CHAPIN v. BROWN BROS
Supreme Court of Iowa (1891)
Facts
- The plaintiffs, D.E. Chapin and his associates, entered into a written agreement with several grocerymen in Storm Lake, Iowa.
- The grocerymen found the business of purchasing butter from farmers burdensome and wanted to quit that line of trade.
- They agreed to stop buying butter for all purposes except for their families and to allow the plaintiffs to handle the butter purchasing exclusively for two years.
- In return, the plaintiffs promised to open a butter-buying business, accept all butter offered, and pay competitive prices.
- However, some grocerymen, including Brown Bros, later violated this agreement by opening their own butter-buying business.
- The plaintiffs sought damages of $150 and an injunction to stop the defendants from continuing their butter trade.
- The district court denied the plaintiffs' request for a temporary injunction, leading to the plaintiffs' appeal.
Issue
- The issue was whether the agreement between the plaintiffs and the grocerymen constituted a valid contract enforceable against the grocerymen who violated it.
Holding — Rothrock, J.
- The Iowa Supreme Court held that the agreement was invalid due to lack of consideration and because it constituted an illegal restraint of trade.
Rule
- A contract that restrains trade without valid consideration is invalid and unenforceable.
Reasoning
- The Iowa Supreme Court reasoned that the agreement lacked consideration because the grocerymen did not receive any payment or benefit in exchange for their promise to stop buying butter.

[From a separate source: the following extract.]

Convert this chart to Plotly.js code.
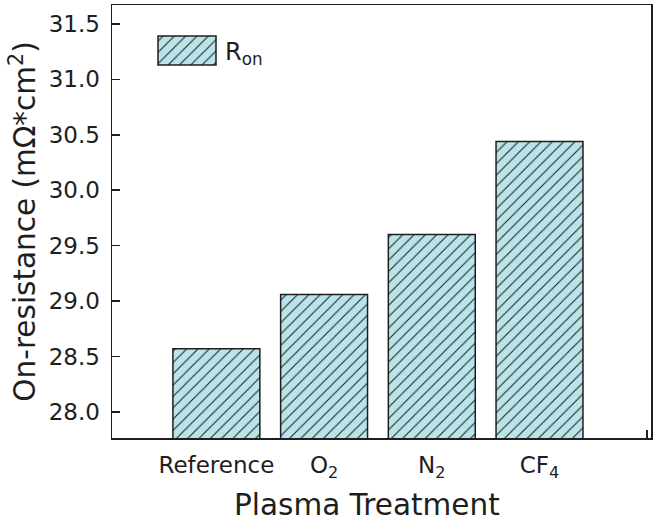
<!DOCTYPE html>
<html>
<head>
<meta charset="utf-8">
<script src="https://cdn.plot.ly/plotly-3.0.1.min.js"></script>
<style>
  html, body { margin: 0; padding: 0; background: #fff; }
  #chart { width: 663px; height: 523px; }
</style>
</head>
<body>
<div id="chart"></div>
<script>
// ---- data ----
const categories = ['Reference', 'O<sub>2</sub>', 'N<sub>2</sub>', 'CF<sub>4</sub>'];
const ronValues = [28.57, 29.06, 29.60, 30.44];
const seriesName = 'R<sub>on</sub>';
const xTitle = 'Plasma Treatment';
const yTitle = 'On-resistance (mΩ*cm<sup>2</sup>)';

// ---- style ----
const FONT = 'DejaVu Sans';
const INK = '#1e1e1e';
const FILL = '#b9e5ea';

const xIdx = categories.map((c, i) => i);
const tickVals = xIdx.concat([categories.length]);
const tickText = categories.concat(['']);

const trace = {
  type: 'bar',
  x: xIdx,
  y: ronValues,
  name: seriesName,
  width: 0.807,
  showlegend: true,
  marker: {
    color: FILL,
    line: { color: INK, width: 1.5 },
    pattern: { shape: '/', size: 8, solidity: 0.13, fillmode: 'replace', bgcolor: FILL, fgcolor: INK }
  }
};

const layout = {
  width: 663, height: 523,
  margin: { l: 112, r: 11.5, t: 5, b: 85 },
  paper_bgcolor: '#fff', plot_bgcolor: '#fff',
  font: { family: FONT, color: INK, size: 23 },
  showlegend: true,
  legend: {
    x: 0.06, y: 0.93, xanchor: 'left', yanchor: 'top',
    bgcolor: 'rgba(0,0,0,0)', borderwidth: 0,
    font: { family: FONT, size: 24, color: INK }
  },
  annotations: [{
    text: xTitle, xref: 'paper', yref: 'paper',
    x: 0.4736, y: -0.1547, xanchor: 'center', yanchor: 'middle',
    showarrow: false, font: { family: FONT, size: 29.5, color: INK }
  }],
  xaxis: {
    range: [-0.969, 4.035],
    tickmode: 'array', tickvals: tickVals, ticktext: tickText,
    ticks: 'inside', ticklen: 8, tickwidth: 1.5, tickcolor: INK,
    showline: true, linecolor: INK, linewidth: 1.5, mirror: true,
    showgrid: false, zeroline: false, layer: 'below traces',
    tickfont: { family: FONT, size: 23, color: INK },
    ticklabelstandoff: 6
  },
  yaxis: {
    range: [27.765, 31.671],
    tick0: 28, dtick: 0.5, tickformat: '.1f',
    ticks: 'inside', ticklen: 8, tickwidth: 1.5, tickcolor: INK,
    showline: true, linecolor: INK, linewidth: 1.5, mirror: true,
    showgrid: false, zeroline: false,
    tickfont: { family: FONT, size: 23, color: INK },
    ticklabelstandoff: 6,
    title: { text: yTitle, font: { family: FONT, size: 29.5, color: INK }, standoff: 4 }
  }
};

// legend swatch geometry (page px)
const SW = { left: 158, right: 216, top: 36, bottom: 65, textLeft: 225 };

function fixLegend(gd) {
  const legend = gd.querySelector('.legend');
  if (!legend) return;
  legend.querySelectorAll('[clip-path]').forEach(el => el.removeAttribute('clip-path'));
  const pt = legend.querySelector('.legendpoints path');
  const txt = legend.querySelector('.legendtext');
  if (!pt || !txt) return;
  const base = gd.getBoundingClientRect();
  const r = pt.getBoundingClientRect();
  const ox = r.left - base.left + r.width / 2;
  const oy = r.top - base.top + r.height / 2;
  const cy = (SW.top + SW.bottom) / 2;
  pt.setAttribute('d',
    'M' + (SW.left - ox) + ',' + (SW.top - oy) +
    'H' + (SW.right - ox) + 'V' + (SW.bottom - oy) +
    'H' + (SW.left - ox) + 'Z');
  const barPath = gd.querySelector('.barlayer .point path');
  if (barPath) {
    pt.style.fill = barPath.style.fill;
    pt.style.fillOpacity = 1;
    pt.style.stroke = INK;
    pt.style.strokeWidth = '1.5px';
  }
  const tr = txt.getBoundingClientRect();
  const dx = SW.textLeft - (tr.left - base.left);
  const dy = cy - oy;
  txt.setAttribute('x', (+txt.getAttribute('x') || 0) + dx);
  txt.setAttribute('y', (+txt.getAttribute('y') || 0) + dy);
  txt.querySelectorAll('tspan[x]').forEach(t => t.setAttribute('x', (+t.getAttribute('x')) + dx));
}

const gd = document.getElementById('chart');
Plotly.newPlot(gd, [trace], layout, { staticPlot: true, displayModeBar: false }).then(() => fixLegend(gd));
</script>
</body>
</html>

- The court noted that the plaintiffs did not buy any existing stock or goodwill from the grocerymen and merely proposed to take over the butter business if the grocerymen ceased their operations.
- Furthermore, the court found that the agreement was against public policy, as it aimed to monopolize the butter trade in Storm Lake, thereby eliminating competition.
- Even if the agreement did not create a monopoly, it had the potential to limit trade and was detrimental to both producers and consumers.
- Thus, the district court's ruling was affirmed.
Deep Dive: How the Court Reached Its Decision
Lack of Consideration
The Iowa Supreme Court determined that the agreement between the plaintiffs and the grocerymen lacked valid consideration, which is essential for a contract to be enforceable. The court noted that the grocerymen did not receive any form of payment or benefit for their promise to cease butter purchasing. The plaintiffs did not buy any existing stock of butter, nor did they acquire the goodwill associated with the grocerymen's businesses. Instead, the plaintiffs merely proposed to take over the butter business if the grocerymen refrained from competing for a period of two years. This arrangement did not meet the legal requirements for consideration, as there was no exchange of value or mutual obligation that would bind the grocerymen to the contract. The court emphasized that a valid contract must offer some benefit or detriment to the parties involved, and in this case, none existed. Thus, the agreement was deemed invalid due to the absence of consideration.
Public Policy and Restraint of Trade
The court further reasoned that the agreement violated public policy as it effectively aimed to establish a monopoly in the butter trade at Storm Lake. The court highlighted that while agreements in partial restraint of trade could be valid under certain conditions, this particular contract sought to eliminate all competition in the butter market by requiring all grocerymen to cease their butter purchasing activities. Even if the agreement did not outright create a monopoly, it had the potential to significantly limit trade and harm both producers and consumers who relied on a competitive market for butter. The court pointed out that the mere agreement among all dealers to quit the business could lead to monopolistic effects, which are detrimental to the public interest. Therefore, the court concluded that contracts promoting such restrictions on trade could not be enforced, leading to the affirmation of the district court's ruling.
Conclusion of the Court
In conclusion, the Iowa Supreme Court affirmed the district court's decision, stating that the agreement was invalid both due to a lack of consideration and because it constituted an illegal restraint of trade against public policy. The ruling reinforced the principles that a valid contract must include a mutual exchange of value, and that agreements inhibiting competition can harm the market and its participants. By emphasizing these legal standards, the court underscored the importance of maintaining a competitive marketplace for the benefit of consumers and producers alike. The affirmation effectively nullified the plaintiffs' claims for damages and the requested injunction against the defendants, highlighting the court's commitment to uphold lawful and fair trade practices.